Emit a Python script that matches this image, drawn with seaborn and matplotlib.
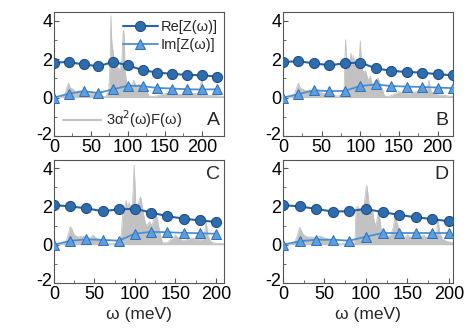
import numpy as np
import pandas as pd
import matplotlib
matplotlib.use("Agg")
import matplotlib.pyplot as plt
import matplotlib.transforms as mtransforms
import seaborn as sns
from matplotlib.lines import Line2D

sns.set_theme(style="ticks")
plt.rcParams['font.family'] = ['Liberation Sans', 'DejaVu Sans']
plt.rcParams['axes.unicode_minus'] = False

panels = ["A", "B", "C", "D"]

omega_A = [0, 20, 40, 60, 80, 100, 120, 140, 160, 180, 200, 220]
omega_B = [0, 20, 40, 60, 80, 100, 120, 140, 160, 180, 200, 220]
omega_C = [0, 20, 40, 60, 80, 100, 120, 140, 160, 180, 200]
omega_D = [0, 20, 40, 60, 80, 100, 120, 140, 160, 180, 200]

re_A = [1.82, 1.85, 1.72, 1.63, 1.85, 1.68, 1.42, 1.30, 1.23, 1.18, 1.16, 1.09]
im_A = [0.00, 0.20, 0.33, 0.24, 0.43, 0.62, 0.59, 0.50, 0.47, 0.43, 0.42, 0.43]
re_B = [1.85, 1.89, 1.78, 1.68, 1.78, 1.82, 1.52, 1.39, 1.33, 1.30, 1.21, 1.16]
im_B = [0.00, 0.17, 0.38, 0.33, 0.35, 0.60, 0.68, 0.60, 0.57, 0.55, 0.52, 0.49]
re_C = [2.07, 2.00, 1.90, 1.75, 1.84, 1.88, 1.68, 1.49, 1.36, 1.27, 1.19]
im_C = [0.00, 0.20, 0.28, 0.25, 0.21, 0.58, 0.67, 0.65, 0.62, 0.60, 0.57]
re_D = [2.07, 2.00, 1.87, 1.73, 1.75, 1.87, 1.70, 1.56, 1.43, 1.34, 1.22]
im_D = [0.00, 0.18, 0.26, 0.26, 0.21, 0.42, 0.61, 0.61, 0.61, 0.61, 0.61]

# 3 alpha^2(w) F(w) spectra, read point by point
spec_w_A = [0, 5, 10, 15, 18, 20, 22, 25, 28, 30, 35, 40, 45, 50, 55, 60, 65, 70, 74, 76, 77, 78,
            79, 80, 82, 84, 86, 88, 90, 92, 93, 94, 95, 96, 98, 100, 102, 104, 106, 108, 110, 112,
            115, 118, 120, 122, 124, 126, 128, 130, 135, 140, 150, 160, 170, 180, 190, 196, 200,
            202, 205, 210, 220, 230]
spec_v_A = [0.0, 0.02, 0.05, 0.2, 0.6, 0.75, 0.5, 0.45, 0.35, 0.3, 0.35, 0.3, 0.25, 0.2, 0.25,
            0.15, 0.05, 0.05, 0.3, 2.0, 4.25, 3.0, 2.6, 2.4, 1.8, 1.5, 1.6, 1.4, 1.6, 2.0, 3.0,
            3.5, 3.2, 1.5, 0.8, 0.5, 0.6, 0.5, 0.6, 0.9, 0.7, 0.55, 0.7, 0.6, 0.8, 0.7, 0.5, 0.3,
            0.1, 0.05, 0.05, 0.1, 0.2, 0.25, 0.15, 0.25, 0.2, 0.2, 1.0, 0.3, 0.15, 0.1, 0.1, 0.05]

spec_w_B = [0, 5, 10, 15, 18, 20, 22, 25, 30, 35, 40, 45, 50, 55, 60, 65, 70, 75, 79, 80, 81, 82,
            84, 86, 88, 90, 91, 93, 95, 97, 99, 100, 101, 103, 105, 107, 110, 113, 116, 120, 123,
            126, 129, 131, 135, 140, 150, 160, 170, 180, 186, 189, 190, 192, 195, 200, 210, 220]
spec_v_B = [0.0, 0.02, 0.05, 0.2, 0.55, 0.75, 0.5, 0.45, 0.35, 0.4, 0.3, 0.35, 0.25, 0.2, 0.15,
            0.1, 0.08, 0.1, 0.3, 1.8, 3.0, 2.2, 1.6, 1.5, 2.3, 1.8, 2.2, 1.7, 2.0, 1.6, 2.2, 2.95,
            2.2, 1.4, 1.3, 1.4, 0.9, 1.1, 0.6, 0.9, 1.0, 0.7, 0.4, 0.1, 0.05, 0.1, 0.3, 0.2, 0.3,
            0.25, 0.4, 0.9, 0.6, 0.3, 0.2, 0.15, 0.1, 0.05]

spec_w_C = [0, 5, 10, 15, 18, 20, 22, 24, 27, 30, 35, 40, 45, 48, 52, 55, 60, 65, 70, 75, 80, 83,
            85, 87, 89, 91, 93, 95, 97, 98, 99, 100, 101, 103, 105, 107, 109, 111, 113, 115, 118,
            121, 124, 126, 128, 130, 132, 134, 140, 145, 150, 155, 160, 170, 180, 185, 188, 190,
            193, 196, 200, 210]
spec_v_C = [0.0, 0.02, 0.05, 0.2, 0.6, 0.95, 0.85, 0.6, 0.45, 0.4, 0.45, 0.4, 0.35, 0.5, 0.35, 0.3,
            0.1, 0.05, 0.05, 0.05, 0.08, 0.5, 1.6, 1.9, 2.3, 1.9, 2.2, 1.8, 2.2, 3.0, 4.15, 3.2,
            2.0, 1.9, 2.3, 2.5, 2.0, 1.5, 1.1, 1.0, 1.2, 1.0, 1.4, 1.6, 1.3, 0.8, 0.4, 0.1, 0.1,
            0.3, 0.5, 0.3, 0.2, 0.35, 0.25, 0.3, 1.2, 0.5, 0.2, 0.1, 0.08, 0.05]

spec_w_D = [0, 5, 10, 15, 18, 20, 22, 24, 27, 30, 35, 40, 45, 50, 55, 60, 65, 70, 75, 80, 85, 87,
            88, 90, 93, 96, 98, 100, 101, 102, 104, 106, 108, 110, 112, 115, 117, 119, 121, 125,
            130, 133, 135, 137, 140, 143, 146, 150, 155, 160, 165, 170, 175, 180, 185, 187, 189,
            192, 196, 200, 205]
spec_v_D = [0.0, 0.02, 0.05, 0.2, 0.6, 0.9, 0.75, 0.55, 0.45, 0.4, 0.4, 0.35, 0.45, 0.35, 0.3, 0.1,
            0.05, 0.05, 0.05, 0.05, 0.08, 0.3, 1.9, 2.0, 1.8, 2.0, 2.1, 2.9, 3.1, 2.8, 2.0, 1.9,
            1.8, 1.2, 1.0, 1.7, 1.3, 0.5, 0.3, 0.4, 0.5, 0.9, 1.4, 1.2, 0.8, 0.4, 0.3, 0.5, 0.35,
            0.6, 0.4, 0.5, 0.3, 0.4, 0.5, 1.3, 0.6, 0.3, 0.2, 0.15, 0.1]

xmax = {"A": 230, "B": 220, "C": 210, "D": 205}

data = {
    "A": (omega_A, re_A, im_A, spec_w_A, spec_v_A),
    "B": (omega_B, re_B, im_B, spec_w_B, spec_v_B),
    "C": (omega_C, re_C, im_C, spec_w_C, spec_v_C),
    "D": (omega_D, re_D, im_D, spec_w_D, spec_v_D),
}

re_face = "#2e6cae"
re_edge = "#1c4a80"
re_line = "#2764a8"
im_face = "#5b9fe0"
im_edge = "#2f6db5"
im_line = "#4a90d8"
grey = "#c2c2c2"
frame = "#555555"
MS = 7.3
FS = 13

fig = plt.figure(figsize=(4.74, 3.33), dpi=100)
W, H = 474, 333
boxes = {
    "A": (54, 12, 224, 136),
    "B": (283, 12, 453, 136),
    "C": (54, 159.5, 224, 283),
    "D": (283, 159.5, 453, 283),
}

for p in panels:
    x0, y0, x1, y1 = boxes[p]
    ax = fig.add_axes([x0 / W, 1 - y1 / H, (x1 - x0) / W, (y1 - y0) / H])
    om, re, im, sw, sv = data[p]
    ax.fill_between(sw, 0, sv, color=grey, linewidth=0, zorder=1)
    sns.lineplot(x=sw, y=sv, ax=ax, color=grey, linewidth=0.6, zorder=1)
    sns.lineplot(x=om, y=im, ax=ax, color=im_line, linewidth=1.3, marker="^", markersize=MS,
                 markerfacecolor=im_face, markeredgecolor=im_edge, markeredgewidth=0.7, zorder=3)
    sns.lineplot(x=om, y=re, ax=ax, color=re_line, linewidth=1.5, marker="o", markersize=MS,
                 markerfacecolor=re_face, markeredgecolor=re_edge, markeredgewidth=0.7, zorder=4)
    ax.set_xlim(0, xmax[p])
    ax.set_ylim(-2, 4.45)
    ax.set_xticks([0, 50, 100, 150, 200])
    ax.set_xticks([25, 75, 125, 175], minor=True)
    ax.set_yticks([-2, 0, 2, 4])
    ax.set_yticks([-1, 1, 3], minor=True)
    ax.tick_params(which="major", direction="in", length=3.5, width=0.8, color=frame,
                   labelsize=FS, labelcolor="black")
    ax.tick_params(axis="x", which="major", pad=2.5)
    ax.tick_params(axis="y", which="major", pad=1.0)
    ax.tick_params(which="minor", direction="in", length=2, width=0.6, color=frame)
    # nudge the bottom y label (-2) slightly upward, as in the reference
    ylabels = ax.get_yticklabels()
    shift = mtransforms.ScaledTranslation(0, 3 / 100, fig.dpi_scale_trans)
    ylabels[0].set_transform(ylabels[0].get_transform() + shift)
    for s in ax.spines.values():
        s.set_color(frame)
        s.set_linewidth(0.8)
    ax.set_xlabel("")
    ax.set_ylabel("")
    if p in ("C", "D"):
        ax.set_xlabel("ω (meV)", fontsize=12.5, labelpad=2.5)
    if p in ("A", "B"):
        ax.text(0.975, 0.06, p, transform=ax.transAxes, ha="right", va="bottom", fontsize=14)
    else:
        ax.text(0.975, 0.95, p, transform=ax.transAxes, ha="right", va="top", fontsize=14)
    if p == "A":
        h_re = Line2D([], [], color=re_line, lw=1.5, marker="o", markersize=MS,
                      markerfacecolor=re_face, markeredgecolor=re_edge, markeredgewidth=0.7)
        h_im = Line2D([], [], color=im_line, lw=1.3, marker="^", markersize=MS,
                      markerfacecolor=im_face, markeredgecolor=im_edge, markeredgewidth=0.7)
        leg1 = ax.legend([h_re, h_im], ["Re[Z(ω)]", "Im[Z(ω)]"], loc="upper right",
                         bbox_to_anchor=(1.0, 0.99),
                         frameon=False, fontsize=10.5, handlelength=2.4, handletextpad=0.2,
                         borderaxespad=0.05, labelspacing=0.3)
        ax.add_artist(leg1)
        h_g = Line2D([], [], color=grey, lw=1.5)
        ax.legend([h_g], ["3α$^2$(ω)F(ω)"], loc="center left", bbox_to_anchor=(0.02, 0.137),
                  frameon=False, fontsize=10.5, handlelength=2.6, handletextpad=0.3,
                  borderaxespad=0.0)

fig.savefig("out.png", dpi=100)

···

- **Set exercise**: Leave the pictures out and please restate exactly the lines running from the start of the material through the one with "0.61, 0.61, 0.61]".

- **Output for this task**:
Emit a Python script that matches this image, drawn with seaborn and matplotlib.
import numpy as np
import pandas as pd
import matplotlib
matplotlib.use("Agg")
import matplotlib.pyplot as plt
import matplotlib.transforms as mtransforms
import seaborn as sns
from matplotlib.lines import Line2D

sns.set_theme(style="ticks")
plt.rcParams['font.family'] = ['Liberation Sans', 'DejaVu Sans']
plt.rcParams['axes.unicode_minus'] = False

panels = ["A", "B", "C", "D"]

omega_A = [0, 20, 40, 60, 80, 100, 120, 140, 160, 180, 200, 220]
omega_B = [0, 20, 40, 60, 80, 100, 120, 140, 160, 180, 200, 220]
omega_C = [0, 20, 40, 60, 80, 100, 120, 140, 160, 180, 200]
omega_D = [0, 20, 40, 60, 80, 100, 120, 140, 160, 180, 200]

re_A = [1.82, 1.85, 1.72, 1.63, 1.85, 1.68, 1.42, 1.30, 1.23, 1.18, 1.16, 1.09]
im_A = [0.00, 0.20, 0.33, 0.24, 0.43, 0.62, 0.59, 0.50, 0.47, 0.43, 0.42, 0.43]
re_B = [1.85, 1.89, 1.78, 1.68, 1.78, 1.82, 1.52, 1.39, 1.33, 1.30, 1.21, 1.16]
im_B = [0.00, 0.17, 0.38, 0.33, 0.35, 0.60, 0.68, 0.60, 0.57, 0.55, 0.52, 0.49]
re_C = [2.07, 2.00, 1.90, 1.75, 1.84, 1.88, 1.68, 1.49, 1.36, 1.27, 1.19]
im_C = [0.00, 0.20, 0.28, 0.25, 0.21, 0.58, 0.67, 0.65, 0.62, 0.60, 0.57]
re_D = [2.07, 2.00, 1.87, 1.73, 1.75, 1.87, 1.70, 1.56, 1.43, 1.34, 1.22]
im_D = [0.00, 0.18, 0.26, 0.26, 0.21, 0.42, 0.61, 0.61, 0.61, 0.61, 0.61]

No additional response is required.